No artigo desta edição, vou analisar uma mão que joguei no maior torneio de poker do mundo: o Main Event da World Series of Poker . Sendo um torneio bastante deep – 30.000 fichas iniciais com blinds subindo a cada duas horas – muitas estratégias que geralmente não são usadas em MTT’s normais, passam a ser armas importantes nesse torneio, principalmente no Dia 1.
Eu estava no meio da mesa e tinha pouco mais que as 30.000 fichas iniciais. Com os blinds em 150-300, recebi K♥10♥ e aumentei para 650. O big blind – um senhor que gostava de ver flops e blefava e arriscava-se com frequência – pagou. Ele também tinha praticamente o stack inicial.
O flop veio K♠ 7♥ 4♥. Um ótimo cenário para mim, já que eu tinha top pair e flush draw. Meu adversário pede mesa. Eu aposto 825, e ele dá raise para 3.000.
Aqui, tenho a primeira decisão difícil. A princípio, me pareceu um aumento alto e que, normalmente, caracteriza um draw. Mas, nesse caso, ele poderia ter uma mão forte, como uma trinca de quatros – ou também estar em um completo blefe. Devido à estrutura diferenciada e valor do buy-in, essa não é um decisão padrão.
Obviamente que eu não desistiria da minha mão no flop sem nenhuma informação extra. Ali, eu tinha plena convicção que o melhor a se fazer era dar call e ver o turn em posição. Um aumento estava fora de cogitação. Isso faria com que ele largasse mãos piores que a minha, e eu perderia a chance de extrair valor. E é claro que ele poderia fazer outro reaumento, e então eu teria que dar fold.
Paguei, e o turn trouxe um 3♠. Sem hesitar, ele apostou 4.000. Apesar de saber que, se ele estivesse blefando, ele continuaria apostando, essa também seria uma aposta de quem tem uma mão forte, melhor que a minha. Com base na jogada do meu oponente, eu ainda não possuía as informações que eu queria, mas, pelo menos, eliminava a possibilidade de ele estar em um draw. Então, dou call novamente.

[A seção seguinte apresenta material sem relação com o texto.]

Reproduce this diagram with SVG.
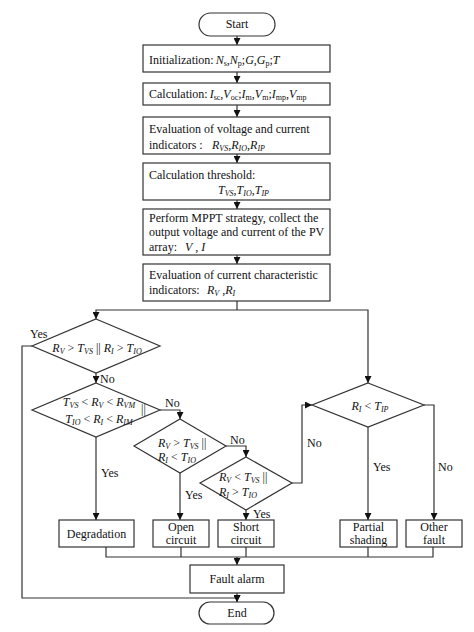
<svg xmlns="http://www.w3.org/2000/svg" width="474" height="632" viewBox="0 0 474 632" font-family="'Liberation Serif', 'DejaVu Serif', serif" font-size="12">
<style>
.b{fill:#fff;stroke:#333;stroke-width:1.2}
.c{fill:none;stroke:#333;stroke-width:1.2}
text{font-family:'Liberation Serif', 'DejaVu Serif', serif;font-size:12px;fill:#111}
.m{text-anchor:middle}
.i{font-style:italic}
.s{font-size:8px}
</style>
<defs>
<marker id="ar" viewBox="0 0 10 10" refX="10" refY="5" markerWidth="7" markerHeight="7" markerUnits="userSpaceOnUse" orient="auto"><path d="M0,0 L10,5 L0,10 z" fill="#111"/></marker>
</defs>
<rect width="474" height="632" fill="#fff"/>
<g id="connectors" class="c" marker-end="url(#ar)">
<path d="M237,36 V45"/>
<path d="M237,72 V83"/>
<path d="M237,105 V117"/>
<path d="M237,154 V163"/>
<path d="M237,200 V209"/>
<path d="M237,255 V264"/>
<path d="M237,301 V310" marker-end="none"/>
<path d="M237,310 H96 V319"/>
<path d="M237,310 H368 V383"/>
<path d="M32,346 H22 V598 H237 V602"/>
<path d="M96,373 V383"/>
<path d="M96,437 V520"/>
<path d="M160,410 H180 V419"/>
<path d="M180,473 V520"/>
<path d="M226,446 H246 V457"/>
<path d="M246,510 V520"/>
<path d="M292,483 H302 V405 H312"/>
<path d="M368,427 V520"/>
<path d="M424,405 H434 V520"/>
<path d="M106,547 V557 H433 V547" marker-end="none"/>
<path d="M181,547 V557 M246,547 V557 M368,547 V557" marker-end="none"/>
<path d="M237,557 V565"/>
<path d="M237,593 V602"/>
</g>
<g id="labels">
<text x="30" y="338">Yes</text>
<text x="100" y="383">No</text>
<text x="165" y="407">No</text>
<text x="101" y="477">Yes</text>
<text x="230" y="444">No</text>
<text x="185" y="499">Yes</text>
<text x="253" y="518">Yes</text>
<text x="307" y="447">No</text>
<text x="373" y="471">Yes</text>
<text x="438" y="471">No</text>
</g>
<g id="start">
<rect class="b" x="199" y="13" width="76" height="23" rx="11.5"/>
<text class="m" x="237" y="28">Start</text>
</g>
<g id="init">
<rect class="b" x="143" y="45" width="187" height="27"/>
<text x="149" y="64">Initialization:<tspan class="i" dx="2">N</tspan><tspan class="s" dy="2">s</tspan><tspan dy="-2">,</tspan><tspan class="i">N</tspan><tspan class="s" dy="2">p</tspan><tspan dy="-2">;</tspan><tspan class="i">G</tspan>,<tspan class="i">G</tspan><tspan class="s" dy="2">p</tspan><tspan dy="-2">;</tspan><tspan class="i">T</tspan></text>
</g>
<g id="calc">
<rect class="b" x="143" y="83" width="187" height="22"/>
<text x="149" y="98">Calculation:<tspan class="i" dx="2">I</tspan><tspan class="s" dy="2">sc</tspan><tspan dy="-2">,</tspan><tspan class="i">V</tspan><tspan class="s" dy="2">oc</tspan><tspan dy="-2">;</tspan><tspan class="i">I</tspan><tspan class="s" dy="2">m</tspan><tspan dy="-2">,</tspan><tspan class="i">V</tspan><tspan class="s" dy="2">m</tspan><tspan dy="-2">;</tspan><tspan class="i">I</tspan><tspan class="s" dy="2">mp</tspan><tspan dy="-2">,</tspan><tspan class="i">V</tspan><tspan class="s" dy="2">mp</tspan></text>
</g>
<g id="eval-indicators">
<rect class="b" x="143" y="117" width="187" height="37"/>
<text x="149" y="133">Evaluation of voltage and current</text>
<text x="149" y="149">indicators :<tspan class="i" x="212">R</tspan><tspan class="s i" dy="2">VS</tspan><tspan dy="-2">,</tspan><tspan class="i">R</tspan><tspan class="s i" dy="2">IO</tspan><tspan dy="-2">,</tspan><tspan class="i">R</tspan><tspan class="s i" dy="2">IP</tspan></text>
</g>
<g id="threshold">
<rect class="b" x="143" y="163" width="187" height="37"/>
<text x="149" y="179">Calculation threshold:</text>
<text x="218" y="194"><tspan class="i">T</tspan><tspan class="s i" dy="2">VS</tspan><tspan dy="-2">,</tspan><tspan class="i">T</tspan><tspan class="s i" dy="2">IO</tspan><tspan dy="-2">,</tspan><tspan class="i">T</tspan><tspan class="s i" dy="2">IP</tspan></text>
</g>
<g id="mppt">
<rect class="b" x="143" y="209" width="187" height="46"/>
<text x="149" y="222">Perform MPPT strategy,  collect the</text>
<text x="149" y="236">output voltage and current of the PV</text>
<text x="149" y="251">array:<tspan class="i" x="185">V</tspan> , <tspan class="i">I</tspan></text>
</g>
<g id="eval-current">
<rect class="b" x="143" y="264" width="187" height="37"/>
<text x="149" y="279">Evaluation of current characteristic</text>
<text x="149" y="294">indicators:<tspan class="i" x="207">R</tspan><tspan class="s i" dy="2">V</tspan><tspan dy="-2"> ,</tspan><tspan class="i">R</tspan><tspan class="s i" dy="2">I</tspan></text>
</g>
<g id="d1">
<polygon class="b" points="96,319 160,346 96,373 32,346"/>
<text class="m" x="97" y="352"><tspan class="i">R</tspan><tspan class="s i" dy="2">V</tspan><tspan dy="-2"> &gt; </tspan><tspan class="i">T</tspan><tspan class="s i" dy="2">VS</tspan><tspan dy="-2"> || </tspan><tspan class="i">R</tspan><tspan class="s i" dy="2">I</tspan><tspan dy="-2"> &gt; </tspan><tspan class="i">T</tspan><tspan class="s i" dy="2">IO</tspan></text>
</g>
<g id="d2">
<polygon class="b" points="96,383 160,410 96,437 32,410"/>
<text class="m" x="99" y="406"><tspan class="i">T</tspan><tspan class="s i" dy="2">VS</tspan><tspan dy="-2"> &lt; </tspan><tspan class="i">R</tspan><tspan class="s i" dy="2">V</tspan><tspan dy="-2"> &lt; </tspan><tspan class="i">R</tspan><tspan class="s i" dy="2">VM</tspan></text>
<text x="141" y="413">||</text>
<text class="m" x="99" y="423"><tspan class="i">T</tspan><tspan class="s i" dy="2">IO</tspan><tspan dy="-2"> &lt; </tspan><tspan class="i">R</tspan><tspan class="s i" dy="2">I</tspan><tspan dy="-2"> &lt; </tspan><tspan class="i">R</tspan><tspan class="s i" dy="2">IM</tspan></text>
</g>
<g id="d3">
<polygon class="b" points="180,419 226,446 180,473 134,446"/>
<text x="158" y="447"><tspan class="i">R</tspan><tspan class="s i" dy="2">V</tspan><tspan dy="-2"> &gt; </tspan><tspan class="i">T</tspan><tspan class="s i" dy="2">VS</tspan><tspan dy="-2"> ||</tspan></text>
<text x="158" y="461"><tspan class="i">R</tspan><tspan class="s i" dy="2">I</tspan><tspan dy="-2"> &lt; </tspan><tspan class="i">T</tspan><tspan class="s i" dy="2">IO</tspan></text>
</g>
<g id="d4">
<polygon class="b" points="246,457 292,483 246,510 200,483"/>
<text x="219" y="481"><tspan class="i">R</tspan><tspan class="s i" dy="2">V</tspan><tspan dy="-2"> &lt; </tspan><tspan class="i">T</tspan><tspan class="s i" dy="2">VS</tspan><tspan dy="-2"> ||</tspan></text>
<text x="219" y="496"><tspan class="i">R</tspan><tspan class="s i" dy="2">I</tspan><tspan dy="-2"> &gt; </tspan><tspan class="i">T</tspan><tspan class="s i" dy="2">IO</tspan></text>
</g>
<g id="d5">
<polygon class="b" points="368,383 424,405 368,427 312,405"/>
<text class="m" x="370" y="410"><tspan class="i">R</tspan><tspan class="s i" dy="2">I</tspan><tspan dy="-2"> &lt; </tspan><tspan class="i">T</tspan><tspan class="s i" dy="2">IP</tspan></text>
</g>
<g id="degradation">
<rect class="b" x="59" y="520" width="75" height="27"/>
<text class="m" x="96.5" y="538">Degradation</text>
</g>
<g id="open-circuit">
<rect class="b" x="153" y="520" width="56" height="27"/>
<text class="m" x="181" y="531">Open</text>
<text class="m" x="181" y="544">circuit</text>
</g>
<g id="short-circuit">
<rect class="b" x="218" y="520" width="56" height="27"/>
<text class="m" x="246" y="531">Short</text>
<text class="m" x="246" y="544">circuit</text>
</g>
<g id="partial-shading">
<rect class="b" x="340" y="520" width="57" height="27"/>
<text class="m" x="368.5" y="531">Partial</text>
<text class="m" x="368.5" y="544">shading</text>
</g>
<g id="other-fault">
<rect class="b" x="406" y="520" width="56" height="27"/>
<text class="m" x="434" y="531">Other</text>
<text class="m" x="434" y="544">fault</text>
</g>
<g id="fault-alarm">
<rect class="b" x="190" y="565" width="94" height="28"/>
<text class="m" x="237" y="583">Fault alarm</text>
</g>
<g id="end">
<rect class="b" x="199" y="602" width="75" height="22" rx="11"/>
<text class="m" x="237" y="617">End</text>
</g>
</svg>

O river é um 2♦, que não melhora a minha mão, e o bordo fica assim: K♠ 7♥ 4♥ 3♠ 2♦. Mais rápido do que no turn, ele dispara 6.600. Para mim, essa aposta não poderia ser nada como K-Q ou K-J. Dificilmente ele jogaria dessa maneira com essas mãos. Ainda assim, a aposta parece ter valor, mas por que apostar tão rapidamente? Afinal, eu representei muita força ao dar call no check-raise no flop e na aposta no turn.
Existem várias questões a analisar, porém um fator em particular me chamou a atenção, e me deixou bastante propenso a desistir a ideia do fold – que em uma situação com essa, seria minha opção pelo menos uma vez a cada quatro mãos. O valor da aposta daquele senhor era exatamente 6.600. Ele ficaria para trás com 15.000, três fichas de 5.000. Ou seja, ele havia apostado todos os “trocados”, o famoso “all-in das pequenas”. Se, normalmente, ele não joga nenhum rei dessa maneira, esse tell das fichas me deixou bem propenso a pagar.

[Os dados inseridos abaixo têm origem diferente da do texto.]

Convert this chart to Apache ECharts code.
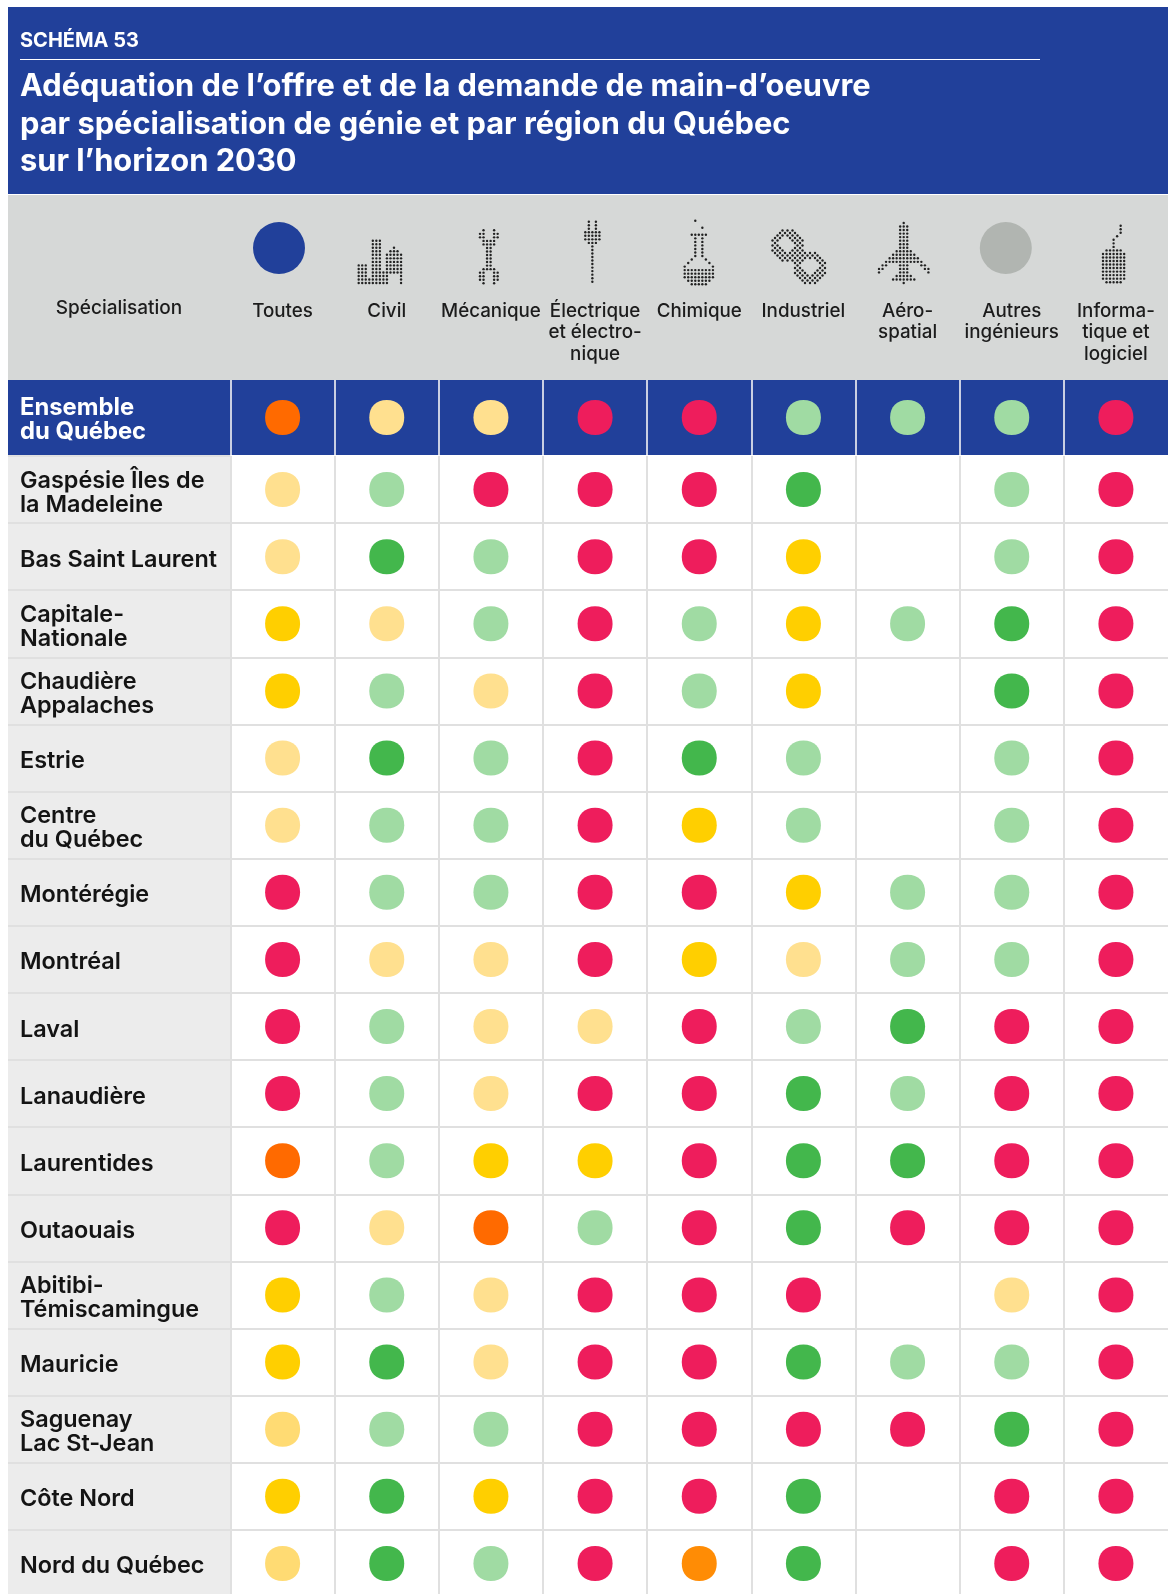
<!DOCTYPE html>
<html>
<head>
<meta charset="utf-8">
<script src="https://cdn.jsdelivr.net/npm/echarts@6/dist/echarts.min.js"></script>
<style>
html, body { margin: 0; padding: 0; background: #fff; overflow: hidden; }
#view { width: 1170px; height: 1594px; }
</style>
</head>
<body>
<div id="view"></div>
<script>
// R rouge, O orange, A ambre, Y jaune, P jaune pale, S jaune pale soutenu, L vert pale, G vert
var specialisations = ['Toutes', 'Civil', 'Mécanique', 'Électrique\net électro-\nnique', 'Chimique', 'Industriel', 'Aéro-\nspatial', 'Autres\ningénieurs', 'Informa-\ntique et\nlogiciel'];
var ensembleName = ['Ensemble\ndu Québec'];
var ensemble = ['O', 'P', 'P', 'R', 'R', 'L', 'L', 'L', 'R'];
var regions = ['Gaspésie Îles de\nla Madeleine', 'Bas Saint Laurent', 'Capitale-\nNationale', 'Chaudière\nAppalaches', 'Estrie', 'Centre\ndu Québec', 'Montérégie', 'Montréal', 'Laval', 'Lanaudière', 'Laurentides', 'Outaouais', 'Abitibi-\nTémiscamingue', 'Mauricie', 'Saguenay\nLac St-Jean', 'Côte Nord', 'Nord du Québec'];
var gaspesie = ['P', 'L', 'R', 'R', 'R', 'G', null, 'L', 'R'];
var basSaintLaurent = ['P', 'G', 'L', 'R', 'R', 'Y', null, 'L', 'R'];
var capitale = ['Y', 'P', 'L', 'R', 'L', 'Y', 'L', 'G', 'R'];
var chaudiere = ['Y', 'L', 'P', 'R', 'L', 'Y', null, 'G', 'R'];
var estrie = ['P', 'G', 'L', 'R', 'G', 'L', null, 'L', 'R'];
var centre = ['P', 'L', 'L', 'R', 'Y', 'L', null, 'L', 'R'];
var monteregie = ['R', 'L', 'L', 'R', 'R', 'Y', 'L', 'L', 'R'];
var montreal = ['R', 'P', 'P', 'R', 'Y', 'P', 'L', 'L', 'R'];
var laval = ['R', 'L', 'P', 'P', 'R', 'L', 'G', 'R', 'R'];
var lanaudiere = ['R', 'L', 'P', 'R', 'R', 'G', 'L', 'R', 'R'];
var laurentides = ['O', 'L', 'Y', 'Y', 'R', 'G', 'G', 'R', 'R'];
var outaouais = ['R', 'P', 'O', 'L', 'R', 'G', 'R', 'R', 'R'];
var abitibi = ['Y', 'L', 'P', 'R', 'R', 'R', null, 'P', 'R'];
var mauricie = ['Y', 'G', 'P', 'R', 'R', 'G', 'L', 'L', 'R'];
var saguenay = ['S', 'L', 'L', 'R', 'R', 'R', 'R', 'G', 'R'];
var coteNord = ['Y', 'G', 'Y', 'R', 'R', 'G', null, 'R', 'R'];
var nordQuebec = ['S', 'G', 'L', 'R', 'A', 'G', null, 'R', 'R'];
var regionLevels = [gaspesie, basSaintLaurent, capitale, chaudiere, estrie, centre, monteregie, montreal, laval, lanaudiere, laurentides, outaouais, abitibi, mauricie, saguenay, coteNord, nordQuebec];

var levelColors = { R: '#ee1d5c', O: '#ff6a00', A: '#ff8c05', Y: '#ffcf00', P: '#ffe08f', S: '#ffdb73', L: '#a0dba3', G: '#43b74c' };

var FONT = 'Inter';
var BLUE = '#21409a';
var LINE = '#e0e0e0';
var squircle = 'path://M50 0C81 0 100 19 100 50C100 81 81 100 50 100C19 100 0 81 0 50C0 19 19 0 50 0Z';

// pictogrammes en points
var icons = [
    { x: 358.7, y: 240.7, rows: ['....###......', '....###......', '....###...#..', '....###..###.', '....###.#####', '....###.#####', '....###.#####', '###.###.#####', '###.###.#####', '###.#########', '###.#####...#', '#########...#', '#########...#'] },
    { x: 480, y: 230.3, rows: ['.#..#.', '##..##', '##..##', '.####.', '.####.', '..##..', '..##..', '..##..', '..##..', '..##..', '..##..', '.####.', '##..##', '##..##', '##..##', '.#..#.'] },
    { x: 585.3, y: 221.7, rows: ['.#.#.', '.#.#.', '.#.#.', '#####', '#####', '#####', '.###.', '..#..', '..#..', '..#..', '..#..', '..#..', '..#..', '..#..', '..#..', '..#..', '..#..', '..#..'] },
    { x: 684.7, y: 220.7, rows: ['...#.....', '.........', '.....#...', '.........', '..#####..', '...#.#...', '...#.#...', '...#.#...', '...#.#...', '...#.#...', '...#.#...', '..#...#..', '.#.....#.', '#.......#', '#########', '#########', '#########', '.#######.', '..#####..'] },
    { x: 879, y: 223, rows: ['.......#.......', '......###......', '......###......', '......###......', '......###......', '......###......', '......###......', '......###......', '.....#####.....', '....#######....', '...#########...', '..###########..', '.##...###...##.', '##....###....##', '#.....###.....#', '.....#####.....', '....#######....', '.......#.......'] },
    { x: 1103, y: 225.7, rows: ['.....#.', '.....#.', '.....#.', '....#..', '...#...', '...#...', '...#...', '.#####.', '#######', '#######', '#######', '#######', '#######', '#######', '#######', '#######', '.#####.'] }
];

function dot(x, y) {
    return { type: 'circle', silent: true, shape: { cx: x, cy: y, r: 1.2 }, style: { fill: '#222' } };
}

function iconDots() {
    var out = [];
    icons.forEach(function (ic) {
        ic.rows.forEach(function (row, j) {
            row.split('').forEach(function (c, i) {
                if (c === '#') out.push(dot(ic.x + i * 3.53, ic.y + j * 3.53));
            });
        });
    });
    return out;
}

// Industriel : deux anneaux sur une trame a 45 degres
function inOctagon(dx, dy, r, k) {
    return Math.abs(dx) <= r && Math.abs(dy) <= r && Math.abs(dx) + Math.abs(dy) <= k * r;
}
function chainDots() {
    var out = [];
    for (var i = 0; i < 28; i++) {
        for (var j = 0; j < 28; j++) {
            if ((i + j) % 2) continue;
            var x = 770 + i * 2.5, y = 228 + j * 2.5;
            var inA = inOctagon(x - 787.3, y - 245.3, 17, 1.35), inB = inOctagon(x - 810, y - 267.7, 17, 1.35);
            var holeA = inOctagon(x - 787.3, y - 245.3, 8.5, 1.15), holeB = inOctagon(x - 810, y - 267.7, 8.5, 1.15);
            if ((inA || inB) && !holeA && !holeB) out.push(dot(x, y));
        }
    }
    return out;
}

function rect(x, y, w, h, fill) {
    return { type: 'rect', silent: true, z: -10, shape: { x: x, y: y, width: w, height: h }, style: { fill: fill } };
}

function points(levels, row) {
    var out = [];
    levels.forEach(function (lv, col) {
        if (lv) out.push({ value: [col, row], itemStyle: { color: levelColors[lv], opacity: 1 } });
    });
    return out;
}

// seule la premiere ligne porte le padding qui descend le bloc de texte
function richLines(name) {
    return name.split('\n').map(function (s, i) { return (i ? '{b|' : '{a|') + s + '}'; }).join('\n');
}

var regionPoints = [];
regionLevels.forEach(function (levels, r) {
    regionPoints = regionPoints.concat(points(levels, r));
});

var myChart = echarts.init(document.getElementById('view'), null, { renderer: 'canvas' });

var ensembleText = { color: '#fff', fontFamily: FONT, fontSize: 23.8, fontWeight: 700, lineHeight: 24 };
var regionText = { color: '#141414', fontFamily: FONT, fontSize: 23.4, fontWeight: 600, lineHeight: 24 };

var option = {
    animation: false,
    backgroundColor: '#fff',
    textStyle: { fontFamily: FONT },
    title: [
        { text: 'SCHÉMA 53', left: 20, top: 31, padding: 0, textStyle: { color: '#fff', fontFamily: FONT, fontSize: 20, fontWeight: 700 } },
        { text: 'Adéquation de l’offre et de la demande de main-d’oeuvre\npar spécialisation de génie et par région du Québec\nsur l’horizon 2030', left: 20, top: 68.5, padding: 0,
          textStyle: { color: '#fff', fontFamily: FONT, fontSize: 30.8, fontWeight: 700, lineHeight: 37.2 } },
        { text: 'Spécialisation', left: 119, top: 299, padding: 0, textAlign: 'center', textStyle: { color: '#1c1c1c', fontFamily: FONT, fontSize: 19, fontWeight: 500 } }
    ],
    grid: [
        { left: 230.5, top: 380, width: 937.5, height: 75, outerBoundsMode: 'none' },
        { left: 230.5, top: 456, width: 937.5, height: 1141, outerBoundsMode: 'none' }
    ],
    xAxis: [
        { gridIndex: 0, type: 'category', position: 'top', data: specialisations,
          axisLine: { show: false }, axisTick: { show: false },
          axisLabel: { interval: 0, margin: 80, verticalAlign: 'top', color: '#1c1c1c', fontFamily: FONT, fontSize: 18.8, fontWeight: 500, lineHeight: 21.8 },
          splitLine: { show: true, showMaxLine: false, lineStyle: { color: '#c9cfe3', width: 2 } } },
        { gridIndex: 1, type: 'category', data: specialisations,
          axisLine: { show: false }, axisTick: { show: false }, axisLabel: { show: false },
          splitLine: { show: true, showMaxLine: false, lineStyle: { color: LINE, width: 2 } } }
    ],
    yAxis: [
        { gridIndex: 0, type: 'category', inverse: true, data: ensembleName,
          axisLine: { show: false }, axisTick: { show: false },
          axisLabel: { align: 'left', margin: 210.5, formatter: richLines,
            rich: { a: Object.assign({}, ensembleText, { lineHeight: 28, padding: [4, 0, 0, 0] }), b: ensembleText } } },
        { gridIndex: 1, type: 'category', inverse: true, data: regions,
          axisLine: { show: false },
          axisTick: { show: true, length: 222.5, lineStyle: { color: LINE, width: 2 } },
          axisLabel: { interval: 0, align: 'left', margin: 210.5, formatter: richLines,
            rich: { a: Object.assign({}, regionText, { lineHeight: 30, padding: [6, 0, 0, 0] }), b: regionText } },
          splitLine: { show: true, showMinLine: false, lineStyle: { color: LINE, width: 2 } } }
    ],
    series: [
        { type: 'scatter', xAxisIndex: 0, yAxisIndex: 0, symbol: squircle, symbolSize: 35, silent: true, data: points(ensemble, 0) },
        { type: 'scatter', xAxisIndex: 1, yAxisIndex: 1, symbol: squircle, symbolSize: 35, silent: true, data: regionPoints }
    ],
    graphic: [
        rect(8, 7, 1160, 187, BLUE),
        rect(8, 195, 1160, 185, '#d6d8d7'),
        rect(8, 380, 1160, 75, BLUE),
        rect(8, 456, 222.5, 1138, '#ececec'),
        { type: 'line', silent: true, shape: { x1: 20, y1: 59.5, x2: 1040, y2: 59.5 }, style: { stroke: '#fff', lineWidth: 1 } },
        { type: 'circle', silent: true, shape: { cx: 279, cy: 248, r: 26 }, style: { fill: BLUE } },
        { type: 'circle', silent: true, shape: { cx: 1005.8, cy: 248, r: 26 }, style: { fill: '#b1b5b1' } }
    ].concat(iconDots(), chainDots())
};

myChart.setOption(option);
</script>
</body>
</html>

Se eu estivesse errado, ainda ficaria com 14.000, cerca de 40 big blinds (BBs). Em contrapartida, se minha mão fosse a melhor, minha situação no torneio seria muito confortável.
Resolvi confiar na minha análise, e paguei. Infelizmente, eu estava errado. Meu oponente tinha K♦7♦, dois pares.
Sei que foi uma jogada muito arriscada, mas, naquele contexto, eu acreditei que seria uma boa oportunidade para acumular fichas. É bom deixar claro que em um torneio regular, eu provavelmente desistiria no turn – já que eu ficaria comprometido com o pote no river.
É uma mão interessante, que parecer ser bem normal, mas os conceitos para o Main Event são tão diferenciados que as análises não devem seguir uma linha ortodoxa. Foi um erro que me custou caro, mas, no final do dia, conseguir avançar, e com 63 BBs.
Espero que essa análise tenha acrescentado algo de bom no jogo de vocês, e vamos à forra.